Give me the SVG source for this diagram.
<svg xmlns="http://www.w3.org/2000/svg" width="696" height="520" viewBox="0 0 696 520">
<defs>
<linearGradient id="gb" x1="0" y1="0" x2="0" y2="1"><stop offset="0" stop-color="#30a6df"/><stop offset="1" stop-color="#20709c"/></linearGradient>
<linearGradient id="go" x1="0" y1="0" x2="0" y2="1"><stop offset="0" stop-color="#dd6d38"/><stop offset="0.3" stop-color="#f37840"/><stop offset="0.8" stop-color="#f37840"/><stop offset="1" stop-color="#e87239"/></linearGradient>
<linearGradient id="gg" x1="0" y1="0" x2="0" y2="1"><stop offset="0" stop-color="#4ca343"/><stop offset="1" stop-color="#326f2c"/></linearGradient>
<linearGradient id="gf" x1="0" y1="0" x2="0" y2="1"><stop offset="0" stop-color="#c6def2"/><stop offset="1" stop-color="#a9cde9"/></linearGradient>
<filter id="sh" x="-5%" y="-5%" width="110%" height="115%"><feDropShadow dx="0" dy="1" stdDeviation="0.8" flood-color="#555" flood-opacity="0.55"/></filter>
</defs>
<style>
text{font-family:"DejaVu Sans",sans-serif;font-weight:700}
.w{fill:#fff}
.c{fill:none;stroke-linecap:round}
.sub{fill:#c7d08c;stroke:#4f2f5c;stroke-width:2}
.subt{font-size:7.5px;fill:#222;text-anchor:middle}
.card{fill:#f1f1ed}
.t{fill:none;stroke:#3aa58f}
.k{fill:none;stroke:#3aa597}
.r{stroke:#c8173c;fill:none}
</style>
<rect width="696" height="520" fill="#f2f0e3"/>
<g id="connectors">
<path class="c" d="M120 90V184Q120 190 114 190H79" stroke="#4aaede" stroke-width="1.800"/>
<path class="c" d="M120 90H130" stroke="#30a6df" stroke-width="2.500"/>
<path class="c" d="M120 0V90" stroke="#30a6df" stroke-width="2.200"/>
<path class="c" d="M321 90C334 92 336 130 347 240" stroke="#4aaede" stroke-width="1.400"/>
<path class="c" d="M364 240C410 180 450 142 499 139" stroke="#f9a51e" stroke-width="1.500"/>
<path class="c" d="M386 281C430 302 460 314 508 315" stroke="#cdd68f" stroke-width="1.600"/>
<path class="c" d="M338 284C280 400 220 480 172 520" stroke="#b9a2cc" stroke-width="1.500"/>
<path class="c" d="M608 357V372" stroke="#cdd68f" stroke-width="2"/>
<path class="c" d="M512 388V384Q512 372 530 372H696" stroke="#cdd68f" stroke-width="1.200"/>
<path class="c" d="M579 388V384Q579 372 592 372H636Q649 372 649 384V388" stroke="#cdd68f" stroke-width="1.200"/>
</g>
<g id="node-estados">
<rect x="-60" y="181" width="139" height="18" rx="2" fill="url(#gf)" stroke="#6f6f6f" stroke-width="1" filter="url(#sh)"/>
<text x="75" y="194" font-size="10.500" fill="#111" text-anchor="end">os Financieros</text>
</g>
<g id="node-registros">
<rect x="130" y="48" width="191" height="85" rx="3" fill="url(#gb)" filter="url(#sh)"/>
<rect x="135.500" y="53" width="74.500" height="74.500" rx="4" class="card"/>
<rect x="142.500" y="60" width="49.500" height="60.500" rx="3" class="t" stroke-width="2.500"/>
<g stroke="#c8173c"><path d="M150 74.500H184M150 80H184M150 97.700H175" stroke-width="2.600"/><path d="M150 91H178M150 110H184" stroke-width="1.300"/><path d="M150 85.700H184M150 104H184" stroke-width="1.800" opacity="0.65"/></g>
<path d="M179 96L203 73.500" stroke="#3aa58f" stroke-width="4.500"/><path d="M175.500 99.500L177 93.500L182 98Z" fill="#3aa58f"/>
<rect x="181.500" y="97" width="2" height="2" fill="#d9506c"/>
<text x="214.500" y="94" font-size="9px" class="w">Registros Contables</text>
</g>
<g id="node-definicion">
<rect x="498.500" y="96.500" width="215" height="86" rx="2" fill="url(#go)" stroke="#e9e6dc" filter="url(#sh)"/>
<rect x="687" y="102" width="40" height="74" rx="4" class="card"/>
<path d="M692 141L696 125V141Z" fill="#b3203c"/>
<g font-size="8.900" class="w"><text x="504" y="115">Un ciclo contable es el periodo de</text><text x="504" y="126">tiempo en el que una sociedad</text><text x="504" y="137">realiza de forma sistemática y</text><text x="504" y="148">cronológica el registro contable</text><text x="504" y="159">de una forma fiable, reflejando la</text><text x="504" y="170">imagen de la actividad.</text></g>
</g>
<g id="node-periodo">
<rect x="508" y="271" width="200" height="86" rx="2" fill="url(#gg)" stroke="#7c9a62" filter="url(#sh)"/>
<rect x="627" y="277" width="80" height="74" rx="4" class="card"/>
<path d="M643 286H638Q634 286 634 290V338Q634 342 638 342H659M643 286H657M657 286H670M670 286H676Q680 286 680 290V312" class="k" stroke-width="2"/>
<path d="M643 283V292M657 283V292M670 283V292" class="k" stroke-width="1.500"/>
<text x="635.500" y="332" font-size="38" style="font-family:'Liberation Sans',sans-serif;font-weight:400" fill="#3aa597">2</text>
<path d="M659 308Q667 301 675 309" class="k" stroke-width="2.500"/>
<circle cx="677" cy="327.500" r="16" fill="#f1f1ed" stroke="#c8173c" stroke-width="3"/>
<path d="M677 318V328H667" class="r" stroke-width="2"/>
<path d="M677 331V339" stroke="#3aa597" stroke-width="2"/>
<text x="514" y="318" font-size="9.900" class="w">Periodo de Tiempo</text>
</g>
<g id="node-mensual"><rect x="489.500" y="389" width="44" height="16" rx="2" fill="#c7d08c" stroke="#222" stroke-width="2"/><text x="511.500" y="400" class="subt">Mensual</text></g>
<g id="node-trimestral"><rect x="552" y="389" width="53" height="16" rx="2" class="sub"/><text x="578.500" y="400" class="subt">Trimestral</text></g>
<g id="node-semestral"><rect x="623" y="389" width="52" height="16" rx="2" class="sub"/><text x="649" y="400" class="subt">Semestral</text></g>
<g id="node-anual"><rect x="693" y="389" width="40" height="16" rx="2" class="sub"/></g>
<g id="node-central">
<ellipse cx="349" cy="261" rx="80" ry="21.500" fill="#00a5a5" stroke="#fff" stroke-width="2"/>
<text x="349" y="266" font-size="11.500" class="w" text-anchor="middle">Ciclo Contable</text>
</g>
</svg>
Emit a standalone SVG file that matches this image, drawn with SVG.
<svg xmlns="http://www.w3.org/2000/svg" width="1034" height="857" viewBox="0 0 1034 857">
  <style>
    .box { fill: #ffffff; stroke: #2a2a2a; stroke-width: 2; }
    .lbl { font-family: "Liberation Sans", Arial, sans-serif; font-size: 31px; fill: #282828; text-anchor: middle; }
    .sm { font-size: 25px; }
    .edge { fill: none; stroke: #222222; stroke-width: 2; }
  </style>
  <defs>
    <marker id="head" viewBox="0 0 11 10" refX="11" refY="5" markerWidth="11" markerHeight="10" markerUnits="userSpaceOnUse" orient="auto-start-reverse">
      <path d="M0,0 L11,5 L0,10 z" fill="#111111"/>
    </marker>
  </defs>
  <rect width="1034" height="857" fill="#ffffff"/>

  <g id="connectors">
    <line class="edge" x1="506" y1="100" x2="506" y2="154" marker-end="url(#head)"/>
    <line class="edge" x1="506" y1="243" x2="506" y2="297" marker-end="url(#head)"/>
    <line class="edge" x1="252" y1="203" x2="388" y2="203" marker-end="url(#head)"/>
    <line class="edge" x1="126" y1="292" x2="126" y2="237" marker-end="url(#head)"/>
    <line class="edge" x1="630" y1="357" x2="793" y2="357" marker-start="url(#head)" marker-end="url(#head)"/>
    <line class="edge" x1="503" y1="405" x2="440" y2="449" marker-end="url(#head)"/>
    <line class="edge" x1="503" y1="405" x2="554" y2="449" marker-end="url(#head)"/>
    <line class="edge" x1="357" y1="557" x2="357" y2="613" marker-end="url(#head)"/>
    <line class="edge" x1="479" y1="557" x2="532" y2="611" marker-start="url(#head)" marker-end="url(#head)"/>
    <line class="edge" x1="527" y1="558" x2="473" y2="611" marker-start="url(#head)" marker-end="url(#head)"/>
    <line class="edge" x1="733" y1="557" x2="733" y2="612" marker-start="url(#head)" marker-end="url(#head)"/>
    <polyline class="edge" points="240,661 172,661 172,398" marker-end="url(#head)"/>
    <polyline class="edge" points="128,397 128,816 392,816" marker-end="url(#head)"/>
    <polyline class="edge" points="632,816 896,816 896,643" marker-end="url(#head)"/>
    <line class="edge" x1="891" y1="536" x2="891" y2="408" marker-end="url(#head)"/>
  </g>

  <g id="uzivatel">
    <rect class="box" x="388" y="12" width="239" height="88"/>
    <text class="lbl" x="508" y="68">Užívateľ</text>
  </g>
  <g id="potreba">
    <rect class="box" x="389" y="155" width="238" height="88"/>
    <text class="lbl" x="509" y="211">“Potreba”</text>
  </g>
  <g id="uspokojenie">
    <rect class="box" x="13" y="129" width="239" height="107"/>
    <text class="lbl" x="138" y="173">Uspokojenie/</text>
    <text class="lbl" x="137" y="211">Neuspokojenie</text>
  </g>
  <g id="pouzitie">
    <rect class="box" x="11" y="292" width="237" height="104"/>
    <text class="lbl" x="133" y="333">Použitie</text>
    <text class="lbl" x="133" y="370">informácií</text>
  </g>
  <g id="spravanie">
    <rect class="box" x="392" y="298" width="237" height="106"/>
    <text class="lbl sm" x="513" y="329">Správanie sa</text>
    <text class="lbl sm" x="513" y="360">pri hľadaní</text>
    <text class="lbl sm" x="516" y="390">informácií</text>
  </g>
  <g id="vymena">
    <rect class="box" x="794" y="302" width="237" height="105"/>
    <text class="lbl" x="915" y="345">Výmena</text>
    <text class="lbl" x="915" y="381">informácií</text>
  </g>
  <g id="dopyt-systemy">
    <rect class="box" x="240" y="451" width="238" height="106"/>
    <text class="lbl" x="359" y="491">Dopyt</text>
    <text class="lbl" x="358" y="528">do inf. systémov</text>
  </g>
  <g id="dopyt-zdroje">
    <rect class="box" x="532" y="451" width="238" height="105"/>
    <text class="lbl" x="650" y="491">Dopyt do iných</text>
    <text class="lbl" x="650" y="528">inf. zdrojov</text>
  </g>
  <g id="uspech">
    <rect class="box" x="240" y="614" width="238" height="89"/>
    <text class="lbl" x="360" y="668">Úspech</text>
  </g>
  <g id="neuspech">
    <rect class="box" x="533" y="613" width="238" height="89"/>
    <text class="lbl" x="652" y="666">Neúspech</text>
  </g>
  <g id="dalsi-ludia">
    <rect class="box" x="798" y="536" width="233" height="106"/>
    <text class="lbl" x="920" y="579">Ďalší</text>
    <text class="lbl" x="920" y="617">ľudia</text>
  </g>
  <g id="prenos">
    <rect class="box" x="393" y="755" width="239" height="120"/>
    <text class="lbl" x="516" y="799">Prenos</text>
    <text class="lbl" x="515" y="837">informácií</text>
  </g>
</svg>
+++
SHORT EXERCISE
Return each line of the listing that holds the string "this".

THE RESULT
Give me the SVG source for this diagram.
Emit a standalone SVG file that matches this image, drawn with SVG.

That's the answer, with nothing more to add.